#### TASK PROMPT
Reproduce each line bearing the word "with".

[Records]
** Start **

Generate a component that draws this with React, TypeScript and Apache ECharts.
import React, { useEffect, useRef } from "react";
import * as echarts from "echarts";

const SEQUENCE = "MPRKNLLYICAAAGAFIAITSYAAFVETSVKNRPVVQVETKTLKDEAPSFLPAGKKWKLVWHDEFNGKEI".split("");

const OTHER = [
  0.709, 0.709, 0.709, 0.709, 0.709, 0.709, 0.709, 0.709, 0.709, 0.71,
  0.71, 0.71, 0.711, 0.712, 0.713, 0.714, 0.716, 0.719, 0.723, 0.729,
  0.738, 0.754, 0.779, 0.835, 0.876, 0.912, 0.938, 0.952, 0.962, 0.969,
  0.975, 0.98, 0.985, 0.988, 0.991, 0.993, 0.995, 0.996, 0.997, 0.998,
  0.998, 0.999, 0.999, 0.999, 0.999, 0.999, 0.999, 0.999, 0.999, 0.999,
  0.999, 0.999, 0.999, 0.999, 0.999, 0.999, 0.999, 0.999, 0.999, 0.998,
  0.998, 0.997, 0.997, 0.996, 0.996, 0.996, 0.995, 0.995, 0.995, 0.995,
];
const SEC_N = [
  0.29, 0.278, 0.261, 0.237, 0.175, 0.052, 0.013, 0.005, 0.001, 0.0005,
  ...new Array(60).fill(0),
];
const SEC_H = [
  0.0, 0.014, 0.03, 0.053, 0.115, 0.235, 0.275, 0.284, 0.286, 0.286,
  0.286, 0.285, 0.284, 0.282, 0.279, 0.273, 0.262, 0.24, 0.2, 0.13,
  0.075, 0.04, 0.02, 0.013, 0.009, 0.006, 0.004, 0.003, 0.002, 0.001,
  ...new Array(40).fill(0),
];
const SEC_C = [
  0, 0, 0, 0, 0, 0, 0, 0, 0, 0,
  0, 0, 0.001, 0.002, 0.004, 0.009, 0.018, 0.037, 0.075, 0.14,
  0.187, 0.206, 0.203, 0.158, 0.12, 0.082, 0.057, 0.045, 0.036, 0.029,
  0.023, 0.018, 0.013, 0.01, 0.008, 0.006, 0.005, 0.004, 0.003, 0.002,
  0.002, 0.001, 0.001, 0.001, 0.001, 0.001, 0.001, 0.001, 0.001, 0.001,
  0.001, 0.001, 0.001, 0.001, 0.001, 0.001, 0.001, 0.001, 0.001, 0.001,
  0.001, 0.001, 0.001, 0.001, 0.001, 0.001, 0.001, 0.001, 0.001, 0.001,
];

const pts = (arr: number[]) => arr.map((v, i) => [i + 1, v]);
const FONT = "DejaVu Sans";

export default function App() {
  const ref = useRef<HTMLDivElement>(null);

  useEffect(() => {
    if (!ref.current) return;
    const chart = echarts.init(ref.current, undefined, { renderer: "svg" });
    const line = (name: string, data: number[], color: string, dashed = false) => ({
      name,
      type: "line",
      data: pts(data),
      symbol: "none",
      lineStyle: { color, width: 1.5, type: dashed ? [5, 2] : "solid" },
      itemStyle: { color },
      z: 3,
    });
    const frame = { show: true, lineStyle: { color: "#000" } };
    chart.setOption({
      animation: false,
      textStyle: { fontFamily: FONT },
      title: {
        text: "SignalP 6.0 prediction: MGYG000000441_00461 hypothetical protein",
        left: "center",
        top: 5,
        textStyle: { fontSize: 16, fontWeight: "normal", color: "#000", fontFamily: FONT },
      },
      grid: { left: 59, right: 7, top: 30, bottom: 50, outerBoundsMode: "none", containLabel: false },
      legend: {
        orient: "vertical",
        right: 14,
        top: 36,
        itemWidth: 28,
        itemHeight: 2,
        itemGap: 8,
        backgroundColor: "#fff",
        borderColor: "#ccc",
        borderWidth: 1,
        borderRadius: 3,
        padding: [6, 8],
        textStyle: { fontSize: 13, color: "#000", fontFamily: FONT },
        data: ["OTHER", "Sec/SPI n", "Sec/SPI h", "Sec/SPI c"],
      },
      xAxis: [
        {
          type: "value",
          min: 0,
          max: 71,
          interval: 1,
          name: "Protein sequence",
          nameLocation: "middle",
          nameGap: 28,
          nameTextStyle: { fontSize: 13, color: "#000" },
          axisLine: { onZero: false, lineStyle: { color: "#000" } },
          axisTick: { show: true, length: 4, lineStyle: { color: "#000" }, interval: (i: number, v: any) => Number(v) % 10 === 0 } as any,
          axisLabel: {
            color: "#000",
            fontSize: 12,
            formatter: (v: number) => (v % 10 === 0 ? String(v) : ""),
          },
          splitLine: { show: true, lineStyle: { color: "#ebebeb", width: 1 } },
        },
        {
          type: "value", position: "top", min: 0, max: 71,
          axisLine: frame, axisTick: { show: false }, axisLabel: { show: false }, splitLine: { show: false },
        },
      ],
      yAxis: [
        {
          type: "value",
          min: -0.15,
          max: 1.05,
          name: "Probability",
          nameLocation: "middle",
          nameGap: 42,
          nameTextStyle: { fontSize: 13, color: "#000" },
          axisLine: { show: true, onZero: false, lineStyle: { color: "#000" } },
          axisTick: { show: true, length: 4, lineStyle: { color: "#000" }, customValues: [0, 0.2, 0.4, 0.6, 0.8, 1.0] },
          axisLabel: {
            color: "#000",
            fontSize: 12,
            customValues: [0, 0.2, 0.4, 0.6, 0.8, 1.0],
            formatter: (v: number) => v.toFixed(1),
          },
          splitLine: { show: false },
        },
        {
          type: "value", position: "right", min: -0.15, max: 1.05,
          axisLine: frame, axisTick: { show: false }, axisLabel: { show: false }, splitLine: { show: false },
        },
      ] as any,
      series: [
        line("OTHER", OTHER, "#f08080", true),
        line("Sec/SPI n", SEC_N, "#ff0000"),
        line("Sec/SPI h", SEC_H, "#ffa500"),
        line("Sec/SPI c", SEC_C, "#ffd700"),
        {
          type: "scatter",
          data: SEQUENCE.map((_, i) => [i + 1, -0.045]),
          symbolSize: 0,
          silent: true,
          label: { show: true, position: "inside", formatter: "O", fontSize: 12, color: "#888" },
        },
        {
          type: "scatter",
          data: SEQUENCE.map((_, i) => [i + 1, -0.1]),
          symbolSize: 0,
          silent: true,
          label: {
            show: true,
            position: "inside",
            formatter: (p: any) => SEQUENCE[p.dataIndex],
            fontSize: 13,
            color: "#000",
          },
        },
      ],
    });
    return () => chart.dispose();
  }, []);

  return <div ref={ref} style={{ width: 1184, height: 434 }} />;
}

** End **
** Start **

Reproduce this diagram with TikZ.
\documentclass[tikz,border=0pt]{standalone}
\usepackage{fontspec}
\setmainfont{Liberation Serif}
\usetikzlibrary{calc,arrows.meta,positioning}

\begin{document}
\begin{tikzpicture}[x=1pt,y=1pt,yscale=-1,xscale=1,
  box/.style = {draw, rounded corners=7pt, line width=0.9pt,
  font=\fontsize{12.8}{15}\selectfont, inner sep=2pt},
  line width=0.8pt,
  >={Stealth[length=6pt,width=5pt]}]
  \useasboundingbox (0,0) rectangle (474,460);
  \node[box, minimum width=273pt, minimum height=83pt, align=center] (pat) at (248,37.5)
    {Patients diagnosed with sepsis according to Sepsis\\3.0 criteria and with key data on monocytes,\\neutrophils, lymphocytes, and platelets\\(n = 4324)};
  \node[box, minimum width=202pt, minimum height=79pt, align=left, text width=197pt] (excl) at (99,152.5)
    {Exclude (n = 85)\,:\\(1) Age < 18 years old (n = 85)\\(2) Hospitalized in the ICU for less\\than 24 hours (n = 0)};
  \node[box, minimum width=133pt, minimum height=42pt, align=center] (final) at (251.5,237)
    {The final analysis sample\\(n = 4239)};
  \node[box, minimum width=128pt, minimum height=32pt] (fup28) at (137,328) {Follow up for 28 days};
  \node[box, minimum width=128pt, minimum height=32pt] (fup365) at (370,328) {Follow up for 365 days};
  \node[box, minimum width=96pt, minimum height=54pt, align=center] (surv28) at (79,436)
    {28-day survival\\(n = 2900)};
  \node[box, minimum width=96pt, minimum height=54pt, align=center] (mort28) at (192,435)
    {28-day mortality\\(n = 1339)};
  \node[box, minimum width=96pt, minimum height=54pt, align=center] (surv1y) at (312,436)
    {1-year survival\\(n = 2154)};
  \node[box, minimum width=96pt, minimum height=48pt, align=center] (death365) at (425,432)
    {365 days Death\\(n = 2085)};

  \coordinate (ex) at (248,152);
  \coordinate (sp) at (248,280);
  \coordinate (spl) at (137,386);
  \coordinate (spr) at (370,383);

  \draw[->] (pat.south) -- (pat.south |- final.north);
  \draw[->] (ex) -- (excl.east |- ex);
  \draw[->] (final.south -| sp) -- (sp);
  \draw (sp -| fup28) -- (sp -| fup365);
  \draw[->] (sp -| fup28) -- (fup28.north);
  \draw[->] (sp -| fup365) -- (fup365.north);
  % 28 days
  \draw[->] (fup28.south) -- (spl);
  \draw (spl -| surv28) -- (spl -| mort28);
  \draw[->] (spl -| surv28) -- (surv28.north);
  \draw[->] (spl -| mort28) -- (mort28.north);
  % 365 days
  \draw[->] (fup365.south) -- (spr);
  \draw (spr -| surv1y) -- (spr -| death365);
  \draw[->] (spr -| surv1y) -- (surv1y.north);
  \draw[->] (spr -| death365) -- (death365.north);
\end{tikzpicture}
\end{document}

** End **

#### WORKED SOLUTION
Generate a component that draws this with React, TypeScript and Apache ECharts.
Reproduce this diagram with TikZ.
    {Patients diagnosed with sepsis according to Sepsis\\3.0 criteria and with key data on monocytes,\\neutrophils, lymphocytes, and platelets\\(n = 4324)};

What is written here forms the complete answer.